Modern computers have multiple processing cores. Assuming there is enough processing so that each core can remain continuously busy. they will be assigned a queue of computational work items. Or threads to complete by the scheduler.
During executing these threads, it’s possible to spawn new threads or work items. These are separate threads that can be processed simultaneously. They may need to feed results back to the spawning programs or remain completely separate indefinitely. Typically, these child threads are assigned to the same processing core as the parent.
All this assumes that all the cores are kept busy. This will happen if no thread ends or new threads are spawned at the same rate or faster than existing threads end. In the real world, though, the long-term workload is rarely that simple, especially in end-user computing devices. Eventually, a processing core will likely complete all the assigned tasks. When this happens, rather than sitting idle and wasting potential performance, it instead checks on the work queues of the other processing cores and steals a work item from them.
Benefits and Downsides
Work stealing means that an idle processing core will actively search out work for it to complete. This prevents a potentially large fraction of the overall processor from sitting idle, which is helpful. Work stealing can come with some costs, though. For example, the new processing core will likely have to load any relevant data into its cache memory.
This can take time, especially if it has to be requested from system RAM rather than being served by a shared cache tier. It’s possible that the original processor would have been able to resume that work item in that timeframe, leading to faster overall execution.
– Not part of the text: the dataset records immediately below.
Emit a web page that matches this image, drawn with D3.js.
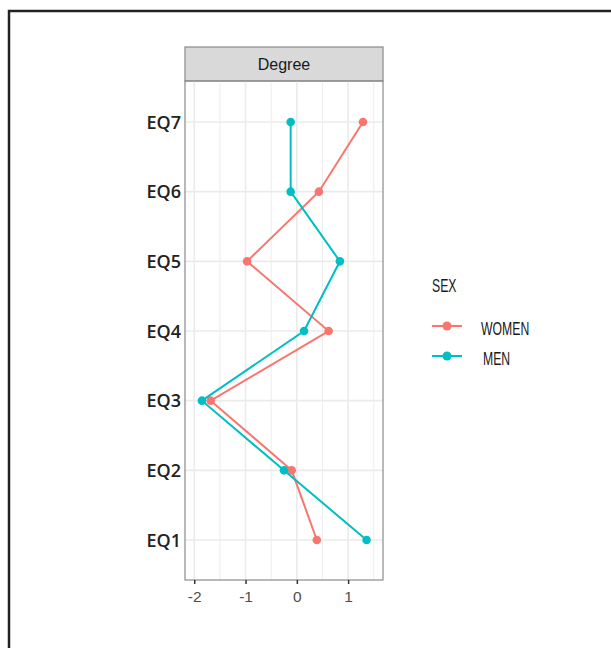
<!DOCTYPE html>
<html>
<head>
<meta charset="utf-8">
<script src="https://cdn.jsdelivr.net/npm/d3@7"></script>
<style>
  body { margin: 0; background: #fff; }
  svg { display: block; }
</style>
</head>
<body>
<svg id="chart" width="611" height="648"></svg>
<script>
var questions = ["EQ1", "EQ2", "EQ3", "EQ4", "EQ5", "EQ6", "EQ7"];
var women = [0.39, -0.1, -1.68, 0.62, -0.97, 0.43, 1.29];
var men = [1.36, -0.25, -1.85, 0.14, 0.84, -0.12, -0.12];
var xTicks = [-2, -1, 0, 1];
var seriesNames = ["WOMEN", "MEN"];
var seriesColors = ["#F8766D", "#00BFC4"];

var svg = d3.select("#chart");

// outer frame (only left and top edges are visible)
svg.append("path")
  .attr("d", "M9,648 V11 H611")
  .attr("fill", "none")
  .attr("stroke", "#222")
  .attr("stroke-width", 2.5);

var left = 185, right = 383, stripTop = 47, stripBottom = 81, bottom = 580;

var x = d3.scaleLinear()
  .domain([-2.18, 1.68])
  .range([left, right]);

var y = d3.scalePoint()
  .domain(questions)
  .range([540, 122]);

// strip
svg.append("rect")
  .attr("x", left).attr("y", stripTop)
  .attr("width", right - left).attr("height", stripBottom - stripTop)
  .attr("fill", "#D9D9D9")
  .attr("stroke", "#8a8a8a").attr("stroke-width", 1.2);
svg.append("text")
  .attr("x", (left + right) / 2).attr("y", (stripTop + stripBottom) / 2 + 6)
  .attr("text-anchor", "middle")
  .attr("font-family", "Liberation Sans, Arial, sans-serif")
  .attr("font-size", 16)
  .attr("fill", "#1a1a1a")
  .text("Degree");

// grid
var g = svg.append("g");
var minor = d3.range(-2.5, 2, 0.5).filter(function(d) { return x(d) > left && x(d) < right; });
g.selectAll(".gx").data(minor).enter().append("line")
  .attr("x1", function(d) { return x(d); }).attr("x2", function(d) { return x(d); })
  .attr("y1", stripBottom).attr("y2", bottom)
  .attr("stroke", "#EBEBEB")
  .attr("stroke-width", function(d) { return Number.isInteger(d) ? 1.6 : 0.9; });
g.selectAll(".gy").data(questions).enter().append("line")
  .attr("x1", left).attr("x2", right)
  .attr("y1", function(d) { return y(d); }).attr("y2", function(d) { return y(d); })
  .attr("stroke", "#EBEBEB").attr("stroke-width", 1.6);

// panel border
svg.append("rect")
  .attr("x", left).attr("y", stripBottom)
  .attr("width", right - left).attr("height", bottom - stripBottom)
  .attr("fill", "none").attr("stroke", "#8a8a8a").attr("stroke-width", 1.2);

// series
var series = [women, men];
var line = d3.line()
  .x(function(d) { return x(d.v); })
  .y(function(d) { return y(d.q); });

series.forEach(function(vals, i) {
  var pts = vals.map(function(v, j) { return { q: questions[j], v: v }; });
  svg.append("path")
    .attr("d", line(pts))
    .attr("fill", "none")
    .attr("stroke", seriesColors[i])
    .attr("stroke-width", 2);
  svg.selectAll(".p" + i).data(pts).enter().append("circle")
    .attr("cx", function(d) { return x(d.v); })
    .attr("cy", function(d) { return y(d.q); })
    .attr("r", 4.3)
    .attr("fill", seriesColors[i]);
});

// x axis
var xAxis = svg.append("g")
  .attr("transform", "translate(0," + bottom + ")")
  .call(d3.axisBottom(x).tickValues(xTicks).tickSize(4).tickFormat(d3.format("d")));
xAxis.select(".domain").remove();
xAxis.selectAll(".tick line").attr("stroke", "#333").attr("stroke-width", 1.5);
xAxis.selectAll(".tick text")
  .attr("font-family", "Liberation Sans, Arial, sans-serif")
  .attr("font-size", 15.5)
  .attr("fill", "#4d4d4d")
  .attr("dy", "0.95em")
  .text(function(d) { return d < 0 ? "-" + Math.abs(d) : d; });

// y axis labels
svg.selectAll(".ylab").data(questions).enter().append("text")
  .attr("x", 181)
  .attr("y", function(d) { return y(d) + 6.5; })
  .attr("text-anchor", "end")
  .attr("font-family", "Open Sans, DejaVu Sans, sans-serif")
  .attr("font-weight", 600)
  .attr("font-size", 18)
  .attr("fill", "#222")
  .text(function(d) { return d; });

// legend (condensed text like Arial Narrow)
var lg = svg.append("g");
function narrowText(tx, ty, s) {
  lg.append("text")
    .attr("transform", "translate(" + tx + "," + ty + ") scale(0.68,1)")
    .attr("font-family", "Liberation Sans, Arial, sans-serif")
    .attr("font-size", 18)
    .attr("fill", "#1a1a1a")
    .text(s);
}
narrowText(432, 292, "SEX");
seriesNames.forEach(function(name, i) {
  var ky = 326 + i * 30;
  lg.append("line")
    .attr("x1", 432).attr("x2", 462).attr("y1", ky).attr("y2", ky)
    .attr("stroke", seriesColors[i]).attr("stroke-width", 2);
  lg.append("circle")
    .attr("cx", 447).attr("cy", ky).attr("r", 4.5)
    .attr("fill", seriesColors[i]);
  narrowText(481 + i * 2, ky + 9, name);
});
</script>
</body>
</html>
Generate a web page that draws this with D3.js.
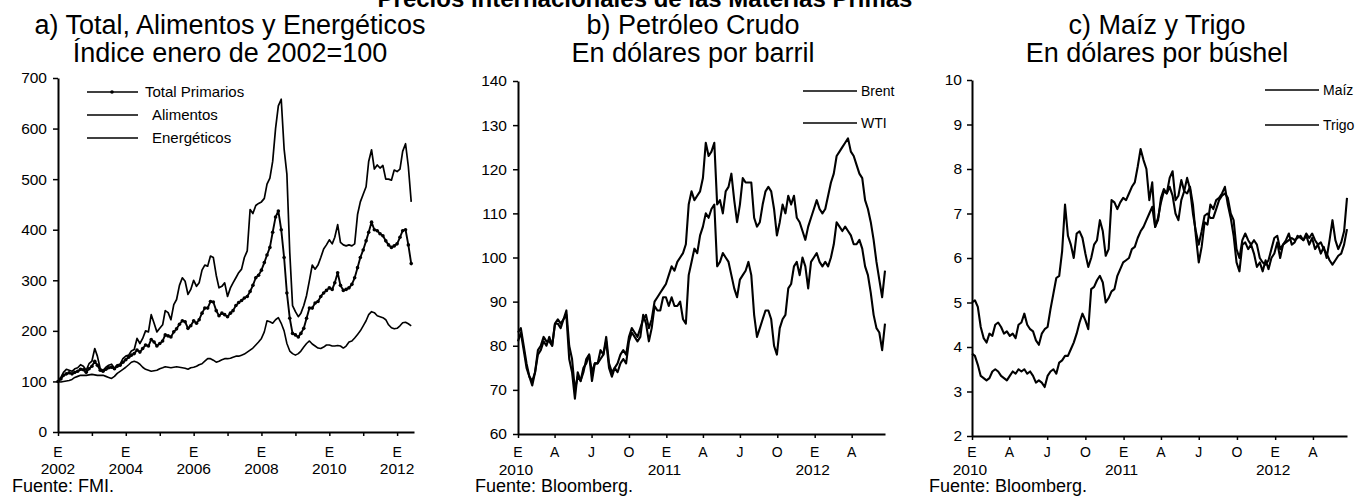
<!DOCTYPE html>
<html>
<head>
<meta charset="utf-8">
<script src="https://cdnjs.cloudflare.com/ajax/libs/d3/7.8.5/d3.min.js"></script>
<style>
body { margin: 0; background: #fff; }
text { font-family: "Liberation Sans", Arial, sans-serif; fill: #000; }
</style>
</head>
<body>
<div id="chart"></div>
<script>
// a) indices mensuales, enero 2002 - junio 2012
var totalPrimarios = [
100,105,112,115,117,115,118,120,124,123,118,125,
130,140,132,122,120,124,127,128,125,130,132,138,
143,148,152,155,162,158,165,172,170,183,178,170,
175,180,192,190,188,198,204,213,220,218,205,210,
220,215,222,235,245,245,258,257,240,230,235,232,
228,235,240,250,256,260,265,268,278,290,305,310,
320,335,350,365,395,425,437,400,345,275,225,195,
192,188,195,205,225,245,245,255,258,268,275,280,
285,282,295,315,290,280,282,285,292,305,325,345,
360,378,395,415,400,398,392,388,378,370,365,368,
372,385,398,400,370,333];
var alimentos = [
100,99,100,101,102,104,108,110,112,112,112,113,
114,113,112,112,112,110,108,106,110,116,120,124,
128,133,138,140,138,134,128,124,122,120,121,122,
125,127,129,128,127,128,129,128,127,126,124,127,
128,130,133,135,140,145,145,142,138,140,143,145,
145,146,148,150,150,152,154,158,162,166,172,178,
185,198,220,218,215,222,226,215,200,175,160,155,
152,155,160,168,175,180,174,170,166,165,168,172,
172,170,170,171,170,166,170,178,180,186,193,200,
210,220,232,238,236,230,228,226,222,212,206,204,
205,210,216,217,214,210];
var energeticos = [
100,108,118,124,122,120,125,127,133,130,122,135,
140,165,150,125,122,128,132,134,126,133,134,145,
150,152,160,163,185,175,185,200,198,232,215,198,
205,212,240,236,222,252,262,290,305,298,272,282,
300,288,295,320,330,328,348,345,310,285,288,295,
268,285,295,305,315,322,345,358,440,432,448,452,
455,462,490,502,535,600,645,658,560,510,355,250,
238,228,235,250,270,300,330,322,330,345,362,370,
380,372,385,410,375,370,368,370,368,372,430,455,
470,485,535,558,520,528,522,527,500,500,498,518,
515,520,555,570,525,455];

// b) y c) datos semanales desde el 1 de enero de 2010
var brent = [
83,84,80,76,73,71,74,78,79,81,
80,82,80,85,86,85,86,88,80,77,
70,73,72,75,76,78,74,76,76,77,
78,82,76,74,75,76,78,79,78,82,
84,83,82,84,86,87,84,86,90,91,
92,93,94,96,98,97,99,100,101,103,
112,115,113,114,115,118,126,123,124,126,
112,113,110,115,116,119,113,108,112,118,
117,117,117,109,107,108,112,115,116,115,
111,105,108,112,110,114,112,114,109,108,
106,104,107,109,111,113,111,110,111,114,
117,119,123,124,125,126,127,124,123,121,
119,118,113,111,108,104,99,95,91,97];
var wti = [
81,83,79,75,73,72,74,79,80,82,
81,81,80,85,85,84,86,87,77,74,
68,74,72,74,77,78,72,76,76,79,
78,81,75,73,75,74,76,77,76,81,
83,82,81,82,87,85,81,84,89,88,
88,91,91,89,91,89,89,90,86,85,
96,99,102,101,105,107,110,109,111,112,
98,99,101,100,99,96,93,91,95,96,
97,99,96,87,82,84,86,88,88,86,
80,78,84,86,87,93,94,98,99,96,
100,98,93,99,100,101,99,98,99,98,
100,103,108,107,106,107,106,105,103,103,
104,102,98,96,92,87,84,83,79,85];
var maiz = [
3.85,3.8,3.6,3.35,3.3,3.25,3.3,3.45,3.5,3.45,
3.35,3.3,3.25,3.35,3.45,3.4,3.5,3.45,3.5,3.4,
3.45,3.35,3.2,3.25,3.2,3.1,3.35,3.45,3.5,3.4,
3.65,3.7,3.8,3.8,3.95,4.1,4.3,4.55,4.75,4.6,
4.4,5.3,5.35,5.5,5.6,5.45,5.0,5.1,5.25,5.3,
5.6,5.75,5.9,5.95,6.0,6.2,6.25,6.45,6.6,6.7,
6.85,7.0,7.15,6.7,6.9,7.25,7.5,7.45,7.6,7.4,
7.0,6.85,7.3,7.5,7.8,7.55,7.0,6.6,6.3,6.6,
6.95,7.0,6.9,6.9,7.1,7.3,7.4,7.45,7.35,7.0,
6.85,6.2,6.0,6.4,6.55,6.4,6.3,6.4,6.3,6.0,
5.9,5.85,5.95,6.2,6.45,6.5,6.2,6.3,6.35,6.4,
6.45,6.4,6.45,6.5,6.4,6.55,6.45,6.55,6.4,6.3,
6.35,6.2,6.1,5.95,5.85,5.95,6.05,6.1,6.3,6.65];
var trigo = [
5.0,5.05,4.9,4.45,4.2,4.1,4.3,4.25,4.5,4.55,
4.45,4.3,4.35,4.25,4.3,4.2,4.5,4.55,4.75,4.5,
4.4,4.35,4.15,4.05,4.3,4.4,4.45,4.85,5.2,5.55,
5.6,6.15,7.2,6.5,6.3,6.0,6.55,6.6,6.45,6.1,
5.8,6.0,6.3,6.4,6.85,6.6,6.05,6.2,7.3,7.25,
7.1,7.25,7.35,7.3,7.45,7.6,7.7,8.05,8.45,8.2,
8.0,7.3,7.7,6.7,6.85,7.35,7.55,7.45,7.8,7.95,
7.3,7.4,7.75,7.5,7.45,7.6,7.2,6.5,5.9,6.25,
6.8,6.75,7.2,7.1,7.3,7.35,7.45,7.6,7.2,6.9,
6.5,5.9,5.7,6.3,6.35,6.2,6.3,6.1,5.8,5.9,
5.7,5.95,5.75,6.0,6.1,6.35,6.0,6.3,6.4,6.55,
6.3,6.35,6.5,6.45,6.4,6.5,6.3,6.45,6.2,6.3,
6.1,6.25,6.0,6.4,6.85,6.4,6.2,6.35,6.6,7.35];

var ticksA = [0,100,200,300,400,500,600,700];
var ticksB = [60,70,80,90,100,110,120,130,140];
var ticksC = [2,3,4,5,6,7,8,9,10];
var aniosA = [2002,2004,2006,2008,2010,2012];
var aniosBC = [2010,2011,2012];
var letrasMes = ["E","A","J","O"];

var svg = d3.select("#chart")
    .append("svg")
    .attr("width", 1362)
    .attr("height", 502);

var fechasMes = totalPrimarios.map(function(d, i) { return d3.timeMonth.offset(new Date(2002, 0, 1), i); });
var fechasSem = brent.map(function(d, i) { return d3.timeDay.offset(new Date(2010, 0, 1), 7 * i); });

// el titulo general queda cortado arriba, como en el original
svg.append("text")
    .attr("x", 645).attr("y", 7)
    .attr("text-anchor", "middle")
    .attr("font-size", "24px")
    .attr("font-weight", "bold")
    .text("Precios Internacionales de las Materias Primas");

function titulo(cx, l1, l2) {
    svg.append("text").attr("x", cx).attr("y", 34).attr("text-anchor", "middle")
        .attr("font-size", "27px").text(l1);
    svg.append("text").attr("x", cx).attr("y", 62).attr("text-anchor", "middle")
        .attr("font-size", "27px").text(l2);
}

function ejeY(x, y, ticks, pad) {
    var g = svg.append("g")
        .attr("transform", "translate(" + x.range()[0] + ",0)")
        .call(d3.axisLeft(y).tickValues(ticks).tickSize(5).tickPadding(pad).tickSizeOuter(0));
    g.select(".domain").attr("stroke-width", 2);
    g.selectAll(".tick line").attr("stroke-width", 1.5);
    g.selectAll("text").attr("font-size", "15.5px").attr("font-family", null);
}

function ejeX(x, y, ticks) {
    var g = svg.append("g")
        .attr("transform", "translate(0," + y.range()[0] + ")")
        .call(d3.axisBottom(x).tickValues(ticks).tickSize(4).tickFormat("").tickSizeOuter(0));
    g.select(".domain").attr("stroke-width", 2);
    g.selectAll(".tick line").attr("stroke-width", 1.5);
}

function linea(x, y, fechas, valores, ancho) {
    var line = d3.line()
        .x(function(d, i) { return x(fechas[i]); })
        .y(function(d) { return y(d); });
    svg.append("path")
        .datum(valores)
        .attr("fill", "none")
        .attr("stroke", "#000")
        .attr("stroke-width", ancho)
        .attr("stroke-linejoin", "round")
        .attr("d", line);
}

// ---- a) Total, Alimentos y Energeticos
var xA = d3.scaleTime().domain([new Date(2002, 0, 1), new Date(2012, 6, 1)]).range([58, 414]);
var yA = d3.scaleLinear().domain([0, 700]).range([432, 78]);

titulo(230, "a) Total, Alimentos y Energéticos", "Índice enero de 2002=100");
ejeY(xA, yA, ticksA, 6);
ejeX(xA, yA, d3.range(2002, 2013).map(function(a) { return new Date(a, 0, 1); }));

aniosA.forEach(function(a) {
    var px = xA(new Date(a, 0, 1));
    svg.append("text").attr("x", px).attr("y", 457).attr("text-anchor", "middle")
        .attr("font-size", "14px").text("E");
    svg.append("text").attr("x", px).attr("y", 474).attr("text-anchor", "middle")
        .attr("font-size", "15.5px").text(a);
});

linea(xA, yA, fechasMes, alimentos, 1.6);
linea(xA, yA, fechasMes, energeticos, 1.7);
linea(xA, yA, fechasMes, totalPrimarios, 1.9);

svg.selectAll(".marca")
    .data(totalPrimarios)
    .enter()
    .append("circle")
    .attr("class", "marca")
    .attr("cx", function(d, i) { return xA(fechasMes[i]); })
    .attr("cy", function(d) { return yA(d); })
    .attr("r", 1.8)
    .attr("fill", "#000");

var leyA = [["Total Primarios", 92, 145], ["Alimentos", 115, 152], ["Energéticos", 138, 152]];
leyA.forEach(function(l, i) {
    svg.append("line").attr("x1", 87).attr("x2", 138).attr("y1", l[1]).attr("y2", l[1])
        .attr("stroke", "#000").attr("stroke-width", 1.7);
    if (i == 0) {
        svg.append("circle").attr("cx", 112).attr("cy", l[1]).attr("r", 1.8).attr("fill", "#000");
    }
    svg.append("text").attr("x", l[2]).attr("y", l[1] + 5).attr("font-size", "15px").text(l[0]);
});

svg.append("text").attr("x", 12).attr("y", 492).attr("font-size", "18px").text("Fuente: FMI.");

// ---- b) Petroleo Crudo y c) Maiz y Trigo
var trimestres = d3.timeMonth.every(3).range(new Date(2010, 0, 1), new Date(2012, 5, 1));

function panelDiario(x0, x1, yTop, yBot, dom, ticks, pad, cx, t1, t2, s1, s2, n1, n2, leyX, leyY) {
    var x = d3.scaleTime().domain([new Date(2010, 0, 1), new Date(2012, 5, 22)]).range([x0, x1]);
    var y = d3.scaleLinear().domain(dom).range([yBot, yTop]);
    titulo(cx, t1, t2);
    ejeY(x, y, ticks, pad);
    ejeX(x, y, trimestres);
    trimestres.forEach(function(f, i) {
        svg.append("text").attr("x", x(f)).attr("y", 457).attr("text-anchor", "middle")
            .attr("font-size", "14px").text(letrasMes[i % 4]);
    });
    aniosBC.forEach(function(a) {
        svg.append("text").attr("x", x(new Date(a, 0, 1)) - 2).attr("y", 475).attr("text-anchor", "middle")
            .attr("font-size", "15.5px").text(a);
    });
    linea(x, y, fechasSem, s2, 2.1);
    linea(x, y, fechasSem, s1, 2.1);
    [n1, n2].forEach(function(n, i) {
        svg.append("line").attr("x1", leyX).attr("x2", leyX + 54).attr("y1", leyY[i]).attr("y2", leyY[i])
            .attr("stroke", "#000").attr("stroke-width", 1.7);
        svg.append("text").attr("x", leyX + 58).attr("y", leyY[i] + 5).attr("font-size", "14px").text(n);
    });
    svg.append("text").attr("x", x0 - 43).attr("y", 492).attr("font-size", "18px").text("Fuente: Bloomberg.");
}

panelDiario(518, 885, 81, 434, [60, 140], ticksB, 6, 693, "b) Petróleo Crudo", "En dólares por barril",
    brent, wti, "Brent", "WTI", 803, [91, 123]);
panelDiario(972, 1347, 80, 436, [2, 10], ticksC, 5, 1157, "c) Maíz y Trigo", "En dólares por búshel",
    maiz, trigo, "Maíz", "Trigo", 1265, [90, 125]);
</script>
</body>
</html>
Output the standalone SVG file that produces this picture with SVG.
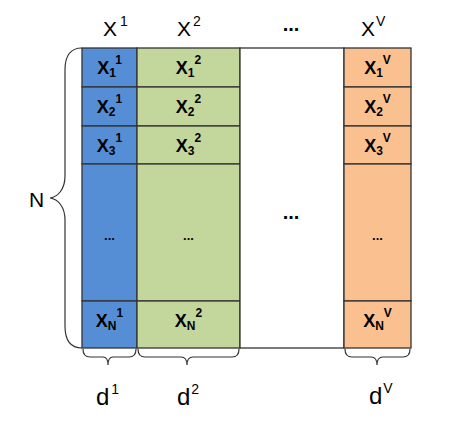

This can even be the case if the processing core from which the work item was stolen had never begun processing it. Some cached values may be identical between parent and child threads.
Several programming languages have runtimes that can schedule work directly on dedicated processors. For example, the Cilk programming language, the Rust Tokio runtime, and the .Net Task Parallel Library can do this. Alternatively, the operating system may be in charge of scheduling actual processor time. With the program simply adding tasks to a pool of “worker threads,” which are themselves scheduled by the operating system.
This happens in systems where the program does not have dedicated direct access to processing cores but must share access with other processes. Extra care must be taken in this scenario to ensure that a thread isn’t repeatedly stolen as it sits idle.
There are various approaches to how work items are selected to be stolen. In the original concept, the approach was to choose another random core. If it had one or more work items in its queue, take the last one. Depending on the preference for whether a child process is immediately executed by the originating processor. Or, if it’s pushed to the processor’s queue and the parent process continues to be executed, the parent or child thread will be stolen.
It can all be summed up as Work Stealing, a load balancing technique that ensures that the word load is spread evenly among available processors. That way, all processors are doing something to help.
Work stealing is a process that happens automatically in multicore CPUs. Each core has a queue of tasks to perform. When a processor completes its tasks, it then steals another task from the queue of another processing core. This helps to prevent the processor from having some cores sit idle while others still have a queue of tasks to perform.